Exercise objective = Your task is to print exactly the lines from the line that contains "Rebuild this diagram" through the line that contains "(rtip) -- (572,126);", with pictures left out.

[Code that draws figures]
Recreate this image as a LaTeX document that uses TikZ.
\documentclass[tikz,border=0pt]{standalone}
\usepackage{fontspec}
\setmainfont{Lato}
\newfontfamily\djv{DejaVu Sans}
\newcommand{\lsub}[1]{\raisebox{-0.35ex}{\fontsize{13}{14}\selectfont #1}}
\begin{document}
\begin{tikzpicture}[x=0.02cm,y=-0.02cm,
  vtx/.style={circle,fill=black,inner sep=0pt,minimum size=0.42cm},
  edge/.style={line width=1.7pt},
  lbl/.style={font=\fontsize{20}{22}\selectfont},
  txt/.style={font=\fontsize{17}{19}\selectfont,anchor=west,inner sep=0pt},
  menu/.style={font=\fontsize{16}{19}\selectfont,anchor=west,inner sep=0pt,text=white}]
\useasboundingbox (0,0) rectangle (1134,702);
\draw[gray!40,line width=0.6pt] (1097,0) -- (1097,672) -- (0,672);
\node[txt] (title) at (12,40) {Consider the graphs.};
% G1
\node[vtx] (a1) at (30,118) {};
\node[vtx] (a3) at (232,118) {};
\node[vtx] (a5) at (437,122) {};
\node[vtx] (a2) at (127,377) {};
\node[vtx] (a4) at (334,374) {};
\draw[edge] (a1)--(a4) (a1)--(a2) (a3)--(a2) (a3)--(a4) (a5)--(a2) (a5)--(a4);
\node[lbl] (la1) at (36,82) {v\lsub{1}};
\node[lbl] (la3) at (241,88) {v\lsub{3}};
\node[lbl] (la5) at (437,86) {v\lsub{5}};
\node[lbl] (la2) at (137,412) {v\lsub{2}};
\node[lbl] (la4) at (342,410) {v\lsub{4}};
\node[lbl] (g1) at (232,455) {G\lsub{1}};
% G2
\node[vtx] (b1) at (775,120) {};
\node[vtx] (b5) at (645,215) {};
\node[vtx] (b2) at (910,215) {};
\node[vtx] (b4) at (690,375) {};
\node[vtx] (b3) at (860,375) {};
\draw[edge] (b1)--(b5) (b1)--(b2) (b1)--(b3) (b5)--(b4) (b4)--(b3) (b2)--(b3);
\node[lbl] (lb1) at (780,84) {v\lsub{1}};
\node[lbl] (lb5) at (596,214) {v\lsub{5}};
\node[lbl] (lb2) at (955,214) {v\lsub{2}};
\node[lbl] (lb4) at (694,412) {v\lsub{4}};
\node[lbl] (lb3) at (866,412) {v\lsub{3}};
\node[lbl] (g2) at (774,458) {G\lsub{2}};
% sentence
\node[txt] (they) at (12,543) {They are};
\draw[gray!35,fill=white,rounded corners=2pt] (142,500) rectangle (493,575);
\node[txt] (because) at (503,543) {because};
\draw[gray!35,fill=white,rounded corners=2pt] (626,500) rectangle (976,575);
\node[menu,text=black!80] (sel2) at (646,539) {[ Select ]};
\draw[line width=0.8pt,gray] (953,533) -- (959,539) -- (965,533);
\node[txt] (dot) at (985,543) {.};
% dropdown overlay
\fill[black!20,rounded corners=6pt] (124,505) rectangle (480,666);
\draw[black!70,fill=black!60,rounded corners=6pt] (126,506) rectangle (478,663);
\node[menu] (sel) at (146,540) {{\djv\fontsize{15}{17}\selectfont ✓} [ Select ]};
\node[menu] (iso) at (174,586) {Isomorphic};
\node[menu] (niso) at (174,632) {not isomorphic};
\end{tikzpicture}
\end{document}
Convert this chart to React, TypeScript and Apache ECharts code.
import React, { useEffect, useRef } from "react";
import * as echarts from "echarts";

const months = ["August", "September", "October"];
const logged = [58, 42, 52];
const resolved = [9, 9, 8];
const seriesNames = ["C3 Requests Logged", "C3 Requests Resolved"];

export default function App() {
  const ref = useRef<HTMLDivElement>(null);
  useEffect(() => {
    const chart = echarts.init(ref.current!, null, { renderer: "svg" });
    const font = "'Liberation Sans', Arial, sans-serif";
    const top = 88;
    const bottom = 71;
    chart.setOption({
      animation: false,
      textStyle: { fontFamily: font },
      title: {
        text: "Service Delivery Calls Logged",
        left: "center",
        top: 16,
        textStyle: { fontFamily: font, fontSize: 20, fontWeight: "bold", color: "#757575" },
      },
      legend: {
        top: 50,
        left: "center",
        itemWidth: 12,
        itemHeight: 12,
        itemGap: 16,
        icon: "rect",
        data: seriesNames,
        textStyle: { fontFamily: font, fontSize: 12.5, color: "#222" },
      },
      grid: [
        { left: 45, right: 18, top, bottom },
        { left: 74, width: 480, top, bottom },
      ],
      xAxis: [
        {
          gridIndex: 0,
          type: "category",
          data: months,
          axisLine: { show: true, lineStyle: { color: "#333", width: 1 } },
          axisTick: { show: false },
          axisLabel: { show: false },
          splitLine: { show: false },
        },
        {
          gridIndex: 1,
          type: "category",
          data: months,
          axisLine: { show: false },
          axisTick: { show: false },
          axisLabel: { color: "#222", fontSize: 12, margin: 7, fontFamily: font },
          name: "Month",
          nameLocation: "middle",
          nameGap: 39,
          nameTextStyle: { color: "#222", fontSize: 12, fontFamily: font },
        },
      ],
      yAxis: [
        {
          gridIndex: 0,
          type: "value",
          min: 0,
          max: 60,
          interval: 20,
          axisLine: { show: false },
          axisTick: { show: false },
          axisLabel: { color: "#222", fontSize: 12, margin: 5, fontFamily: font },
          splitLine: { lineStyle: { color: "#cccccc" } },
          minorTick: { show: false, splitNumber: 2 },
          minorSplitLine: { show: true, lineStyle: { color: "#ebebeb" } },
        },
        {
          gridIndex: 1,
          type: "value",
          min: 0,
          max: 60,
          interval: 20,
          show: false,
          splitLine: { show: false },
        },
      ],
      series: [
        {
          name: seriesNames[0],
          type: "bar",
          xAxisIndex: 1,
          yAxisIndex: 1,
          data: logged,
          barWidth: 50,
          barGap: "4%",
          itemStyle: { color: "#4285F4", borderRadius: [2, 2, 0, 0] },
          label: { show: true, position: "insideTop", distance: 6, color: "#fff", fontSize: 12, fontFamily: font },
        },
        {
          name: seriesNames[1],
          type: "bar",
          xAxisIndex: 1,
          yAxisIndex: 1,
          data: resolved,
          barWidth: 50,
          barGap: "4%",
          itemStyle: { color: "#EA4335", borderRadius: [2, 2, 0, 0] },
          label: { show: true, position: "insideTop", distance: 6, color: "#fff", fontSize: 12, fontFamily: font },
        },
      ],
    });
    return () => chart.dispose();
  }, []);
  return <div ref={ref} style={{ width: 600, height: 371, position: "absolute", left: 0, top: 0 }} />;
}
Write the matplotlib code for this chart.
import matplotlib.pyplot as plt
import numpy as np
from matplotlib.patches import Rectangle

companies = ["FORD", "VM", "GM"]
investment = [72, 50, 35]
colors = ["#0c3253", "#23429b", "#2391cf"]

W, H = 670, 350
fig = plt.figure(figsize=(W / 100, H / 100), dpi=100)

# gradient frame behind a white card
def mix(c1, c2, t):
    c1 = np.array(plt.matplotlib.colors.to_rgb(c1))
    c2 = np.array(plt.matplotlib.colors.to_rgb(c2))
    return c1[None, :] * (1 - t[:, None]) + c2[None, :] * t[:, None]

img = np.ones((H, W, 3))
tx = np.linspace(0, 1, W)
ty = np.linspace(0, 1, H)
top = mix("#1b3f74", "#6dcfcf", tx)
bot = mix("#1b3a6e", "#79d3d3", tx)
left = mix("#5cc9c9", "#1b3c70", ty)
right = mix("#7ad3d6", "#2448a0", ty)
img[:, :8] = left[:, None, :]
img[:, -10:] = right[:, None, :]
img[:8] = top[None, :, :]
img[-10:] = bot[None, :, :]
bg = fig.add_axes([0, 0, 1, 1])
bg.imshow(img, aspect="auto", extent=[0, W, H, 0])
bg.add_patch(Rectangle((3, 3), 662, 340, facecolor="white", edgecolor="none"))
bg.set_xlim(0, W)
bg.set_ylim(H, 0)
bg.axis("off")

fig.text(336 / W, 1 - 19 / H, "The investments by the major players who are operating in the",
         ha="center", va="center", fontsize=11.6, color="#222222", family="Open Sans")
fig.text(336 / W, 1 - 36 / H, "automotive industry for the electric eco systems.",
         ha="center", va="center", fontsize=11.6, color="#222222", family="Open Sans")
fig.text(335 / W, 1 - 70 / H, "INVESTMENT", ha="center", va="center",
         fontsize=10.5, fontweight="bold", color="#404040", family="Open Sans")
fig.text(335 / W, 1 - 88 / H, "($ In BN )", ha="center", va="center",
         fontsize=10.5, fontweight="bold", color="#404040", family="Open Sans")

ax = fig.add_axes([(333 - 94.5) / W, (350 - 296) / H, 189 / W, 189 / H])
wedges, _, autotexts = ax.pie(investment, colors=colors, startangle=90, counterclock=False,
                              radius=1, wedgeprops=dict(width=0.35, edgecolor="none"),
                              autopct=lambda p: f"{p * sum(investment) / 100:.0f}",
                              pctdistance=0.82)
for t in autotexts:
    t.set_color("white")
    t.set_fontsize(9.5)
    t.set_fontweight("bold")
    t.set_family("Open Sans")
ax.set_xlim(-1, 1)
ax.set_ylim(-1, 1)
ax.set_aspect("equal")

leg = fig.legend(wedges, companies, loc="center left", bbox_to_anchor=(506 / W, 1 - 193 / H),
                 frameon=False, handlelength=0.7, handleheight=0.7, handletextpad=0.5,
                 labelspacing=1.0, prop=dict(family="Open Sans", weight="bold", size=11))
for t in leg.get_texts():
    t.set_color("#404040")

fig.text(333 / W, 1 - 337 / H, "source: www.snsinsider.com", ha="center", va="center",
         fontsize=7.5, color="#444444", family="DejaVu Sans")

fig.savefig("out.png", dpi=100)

* * *

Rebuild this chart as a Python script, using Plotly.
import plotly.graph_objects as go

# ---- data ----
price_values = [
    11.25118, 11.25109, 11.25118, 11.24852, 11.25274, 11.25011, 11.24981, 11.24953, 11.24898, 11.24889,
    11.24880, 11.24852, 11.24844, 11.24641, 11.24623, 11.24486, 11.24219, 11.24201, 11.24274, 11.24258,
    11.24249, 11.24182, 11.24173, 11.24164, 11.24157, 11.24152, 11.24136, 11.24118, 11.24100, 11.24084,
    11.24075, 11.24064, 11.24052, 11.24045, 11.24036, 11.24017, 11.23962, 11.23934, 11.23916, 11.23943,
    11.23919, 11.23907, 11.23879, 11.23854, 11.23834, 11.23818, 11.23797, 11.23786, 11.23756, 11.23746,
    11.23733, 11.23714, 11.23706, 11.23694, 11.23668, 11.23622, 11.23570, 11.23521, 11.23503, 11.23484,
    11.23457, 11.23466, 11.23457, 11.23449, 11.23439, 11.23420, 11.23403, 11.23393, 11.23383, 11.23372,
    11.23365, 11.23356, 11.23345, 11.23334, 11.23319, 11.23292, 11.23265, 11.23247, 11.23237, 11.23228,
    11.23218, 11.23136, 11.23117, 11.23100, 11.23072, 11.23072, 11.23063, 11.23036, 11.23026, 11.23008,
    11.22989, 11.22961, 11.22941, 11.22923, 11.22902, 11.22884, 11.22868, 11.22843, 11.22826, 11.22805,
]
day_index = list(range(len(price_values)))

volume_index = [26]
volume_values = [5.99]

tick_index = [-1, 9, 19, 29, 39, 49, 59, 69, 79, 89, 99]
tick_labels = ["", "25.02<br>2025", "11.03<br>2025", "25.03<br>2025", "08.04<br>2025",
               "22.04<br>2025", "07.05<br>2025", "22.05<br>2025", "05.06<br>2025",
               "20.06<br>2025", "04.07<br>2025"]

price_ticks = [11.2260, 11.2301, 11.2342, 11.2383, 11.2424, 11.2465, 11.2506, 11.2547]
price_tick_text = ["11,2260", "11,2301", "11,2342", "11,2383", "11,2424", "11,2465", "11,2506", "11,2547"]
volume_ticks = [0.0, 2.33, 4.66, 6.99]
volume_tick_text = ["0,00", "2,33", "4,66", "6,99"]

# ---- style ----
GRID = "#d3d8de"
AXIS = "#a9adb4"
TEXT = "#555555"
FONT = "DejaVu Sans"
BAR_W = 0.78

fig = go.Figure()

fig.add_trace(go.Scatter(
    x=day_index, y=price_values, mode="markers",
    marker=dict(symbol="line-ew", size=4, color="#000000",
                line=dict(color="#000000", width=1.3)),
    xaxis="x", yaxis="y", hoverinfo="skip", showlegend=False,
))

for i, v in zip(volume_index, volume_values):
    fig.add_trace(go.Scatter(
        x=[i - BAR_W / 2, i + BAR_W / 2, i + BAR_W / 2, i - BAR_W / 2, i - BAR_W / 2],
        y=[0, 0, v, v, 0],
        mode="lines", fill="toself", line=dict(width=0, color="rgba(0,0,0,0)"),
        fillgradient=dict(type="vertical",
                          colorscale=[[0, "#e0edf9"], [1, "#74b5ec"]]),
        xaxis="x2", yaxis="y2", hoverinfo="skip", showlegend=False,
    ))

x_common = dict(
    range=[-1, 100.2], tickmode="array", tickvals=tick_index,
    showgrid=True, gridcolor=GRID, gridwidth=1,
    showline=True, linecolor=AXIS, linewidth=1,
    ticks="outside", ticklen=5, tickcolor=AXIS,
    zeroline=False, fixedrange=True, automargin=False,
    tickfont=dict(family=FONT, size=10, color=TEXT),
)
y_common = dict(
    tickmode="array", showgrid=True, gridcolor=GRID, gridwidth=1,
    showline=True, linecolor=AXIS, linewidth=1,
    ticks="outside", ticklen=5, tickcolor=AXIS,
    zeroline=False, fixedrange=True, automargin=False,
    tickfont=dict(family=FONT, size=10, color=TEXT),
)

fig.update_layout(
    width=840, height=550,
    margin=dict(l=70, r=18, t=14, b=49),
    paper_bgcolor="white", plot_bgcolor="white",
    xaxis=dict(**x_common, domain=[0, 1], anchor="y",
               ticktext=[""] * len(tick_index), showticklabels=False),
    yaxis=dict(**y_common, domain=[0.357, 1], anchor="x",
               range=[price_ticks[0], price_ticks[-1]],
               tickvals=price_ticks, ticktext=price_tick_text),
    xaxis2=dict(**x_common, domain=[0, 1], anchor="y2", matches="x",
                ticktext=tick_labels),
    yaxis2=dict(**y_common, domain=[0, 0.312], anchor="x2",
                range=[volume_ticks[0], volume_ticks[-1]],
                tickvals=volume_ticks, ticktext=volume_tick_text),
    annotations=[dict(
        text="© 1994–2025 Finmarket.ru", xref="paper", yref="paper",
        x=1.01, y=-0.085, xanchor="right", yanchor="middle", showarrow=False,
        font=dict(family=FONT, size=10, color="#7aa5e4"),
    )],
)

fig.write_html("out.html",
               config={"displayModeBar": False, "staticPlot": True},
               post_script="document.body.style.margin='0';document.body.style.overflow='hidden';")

--

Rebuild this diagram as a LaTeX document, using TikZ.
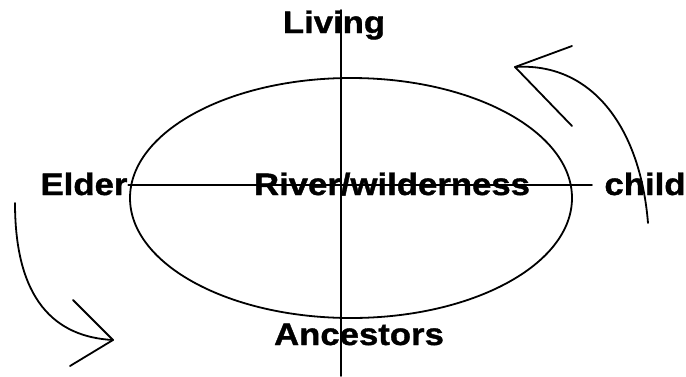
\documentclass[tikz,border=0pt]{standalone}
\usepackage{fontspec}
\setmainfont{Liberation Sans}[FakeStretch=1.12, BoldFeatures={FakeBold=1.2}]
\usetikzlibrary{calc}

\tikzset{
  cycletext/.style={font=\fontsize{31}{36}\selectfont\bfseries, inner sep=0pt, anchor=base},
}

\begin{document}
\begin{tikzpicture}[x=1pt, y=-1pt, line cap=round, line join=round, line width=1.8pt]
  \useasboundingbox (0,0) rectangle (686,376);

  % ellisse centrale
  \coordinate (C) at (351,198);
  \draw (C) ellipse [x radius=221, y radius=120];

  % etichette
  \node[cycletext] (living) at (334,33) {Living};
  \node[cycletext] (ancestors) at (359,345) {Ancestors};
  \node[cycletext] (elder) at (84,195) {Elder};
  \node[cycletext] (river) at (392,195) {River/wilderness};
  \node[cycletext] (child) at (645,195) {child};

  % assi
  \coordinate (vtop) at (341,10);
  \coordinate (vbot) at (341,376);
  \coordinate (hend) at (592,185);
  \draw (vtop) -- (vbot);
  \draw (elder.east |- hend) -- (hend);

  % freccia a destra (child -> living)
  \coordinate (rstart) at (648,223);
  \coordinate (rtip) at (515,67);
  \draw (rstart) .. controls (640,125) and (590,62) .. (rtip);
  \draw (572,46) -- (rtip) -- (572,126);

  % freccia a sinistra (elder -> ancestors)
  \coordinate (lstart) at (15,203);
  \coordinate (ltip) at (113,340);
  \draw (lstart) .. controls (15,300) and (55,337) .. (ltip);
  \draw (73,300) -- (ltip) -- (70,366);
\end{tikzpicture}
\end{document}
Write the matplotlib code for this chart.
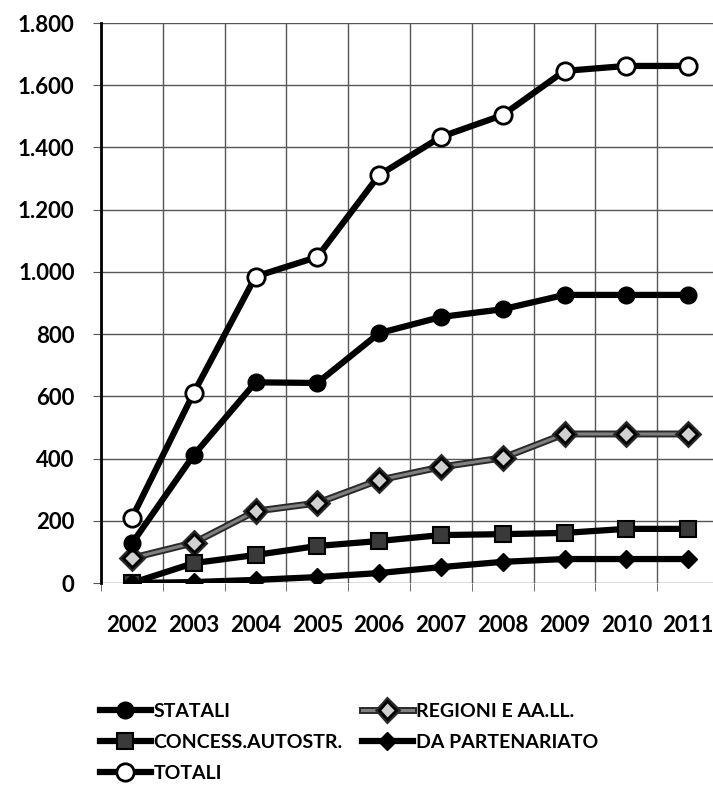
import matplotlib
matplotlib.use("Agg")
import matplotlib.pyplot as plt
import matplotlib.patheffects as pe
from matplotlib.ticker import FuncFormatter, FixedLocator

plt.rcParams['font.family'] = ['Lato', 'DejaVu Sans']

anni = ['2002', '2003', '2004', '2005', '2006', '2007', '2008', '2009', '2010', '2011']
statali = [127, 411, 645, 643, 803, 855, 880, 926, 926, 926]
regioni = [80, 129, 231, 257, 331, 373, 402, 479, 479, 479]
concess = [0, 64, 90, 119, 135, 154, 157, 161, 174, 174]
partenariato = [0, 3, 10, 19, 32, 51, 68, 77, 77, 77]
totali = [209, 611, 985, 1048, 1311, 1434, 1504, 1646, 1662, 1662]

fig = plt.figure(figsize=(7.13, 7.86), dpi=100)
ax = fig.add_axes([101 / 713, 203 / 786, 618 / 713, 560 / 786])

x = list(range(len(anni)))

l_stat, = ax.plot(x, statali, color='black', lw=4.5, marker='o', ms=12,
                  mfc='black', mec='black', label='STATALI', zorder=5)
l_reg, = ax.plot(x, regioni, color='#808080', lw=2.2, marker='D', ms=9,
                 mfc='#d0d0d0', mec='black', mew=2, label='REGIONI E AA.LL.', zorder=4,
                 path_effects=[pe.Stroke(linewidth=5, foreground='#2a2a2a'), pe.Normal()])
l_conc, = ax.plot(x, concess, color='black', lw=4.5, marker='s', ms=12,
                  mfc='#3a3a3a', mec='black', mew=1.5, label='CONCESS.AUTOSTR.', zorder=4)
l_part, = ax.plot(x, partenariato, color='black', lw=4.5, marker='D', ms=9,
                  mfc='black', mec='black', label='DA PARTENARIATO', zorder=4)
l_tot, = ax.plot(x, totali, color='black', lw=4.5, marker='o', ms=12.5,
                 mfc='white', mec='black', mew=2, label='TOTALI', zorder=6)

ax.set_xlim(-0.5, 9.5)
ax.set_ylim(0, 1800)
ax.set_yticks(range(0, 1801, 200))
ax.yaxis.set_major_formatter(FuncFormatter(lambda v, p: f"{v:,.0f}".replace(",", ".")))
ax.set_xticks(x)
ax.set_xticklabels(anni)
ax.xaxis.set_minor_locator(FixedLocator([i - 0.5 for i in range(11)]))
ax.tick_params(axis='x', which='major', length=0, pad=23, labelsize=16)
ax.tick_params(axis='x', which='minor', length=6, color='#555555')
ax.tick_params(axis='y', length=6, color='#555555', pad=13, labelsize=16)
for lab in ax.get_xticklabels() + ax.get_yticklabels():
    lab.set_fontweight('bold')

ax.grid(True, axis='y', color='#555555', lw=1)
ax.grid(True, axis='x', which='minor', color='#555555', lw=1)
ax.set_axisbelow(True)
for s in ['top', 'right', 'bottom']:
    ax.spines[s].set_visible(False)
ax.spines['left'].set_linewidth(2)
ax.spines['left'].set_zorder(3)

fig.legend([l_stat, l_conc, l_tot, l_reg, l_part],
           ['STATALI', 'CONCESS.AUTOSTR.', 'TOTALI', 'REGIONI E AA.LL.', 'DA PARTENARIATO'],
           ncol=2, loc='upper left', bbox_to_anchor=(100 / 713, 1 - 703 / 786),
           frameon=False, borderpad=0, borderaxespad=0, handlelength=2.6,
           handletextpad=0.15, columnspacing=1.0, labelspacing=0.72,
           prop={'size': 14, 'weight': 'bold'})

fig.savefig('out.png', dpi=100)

Response to the task =
Rebuild this diagram as a LaTeX document, using TikZ.
\documentclass[tikz,border=0pt]{standalone}
\usepackage{fontspec}
\setmainfont{Liberation Sans}[FakeStretch=1.12, BoldFeatures={FakeBold=1.2}]
\usetikzlibrary{calc}

\tikzset{
  cycletext/.style={font=\fontsize{31}{36}\selectfont\bfseries, inner sep=0pt, anchor=base},
}

\begin{document}
\begin{tikzpicture}[x=1pt, y=-1pt, line cap=round, line join=round, line width=1.8pt]
  \useasboundingbox (0,0) rectangle (686,376);

  % ellisse centrale
  \coordinate (C) at (351,198);
  \draw (C) ellipse [x radius=221, y radius=120];

  % etichette
  \node[cycletext] (living) at (334,33) {Living};
  \node[cycletext] (ancestors) at (359,345) {Ancestors};
  \node[cycletext] (elder) at (84,195) {Elder};
  \node[cycletext] (river) at (392,195) {River/wilderness};
  \node[cycletext] (child) at (645,195) {child};

  % assi
  \coordinate (vtop) at (341,10);
  \coordinate (vbot) at (341,376);
  \coordinate (hend) at (592,185);
  \draw (vtop) -- (vbot);
  \draw (elder.east |- hend) -- (hend);

  % freccia a destra (child -> living)
  \coordinate (rstart) at (648,223);
  \coordinate (rtip) at (515,67);
  \draw (rstart) .. controls (640,125) and (590,62) .. (rtip);
  \draw (572,46) -- (rtip) -- (572,126);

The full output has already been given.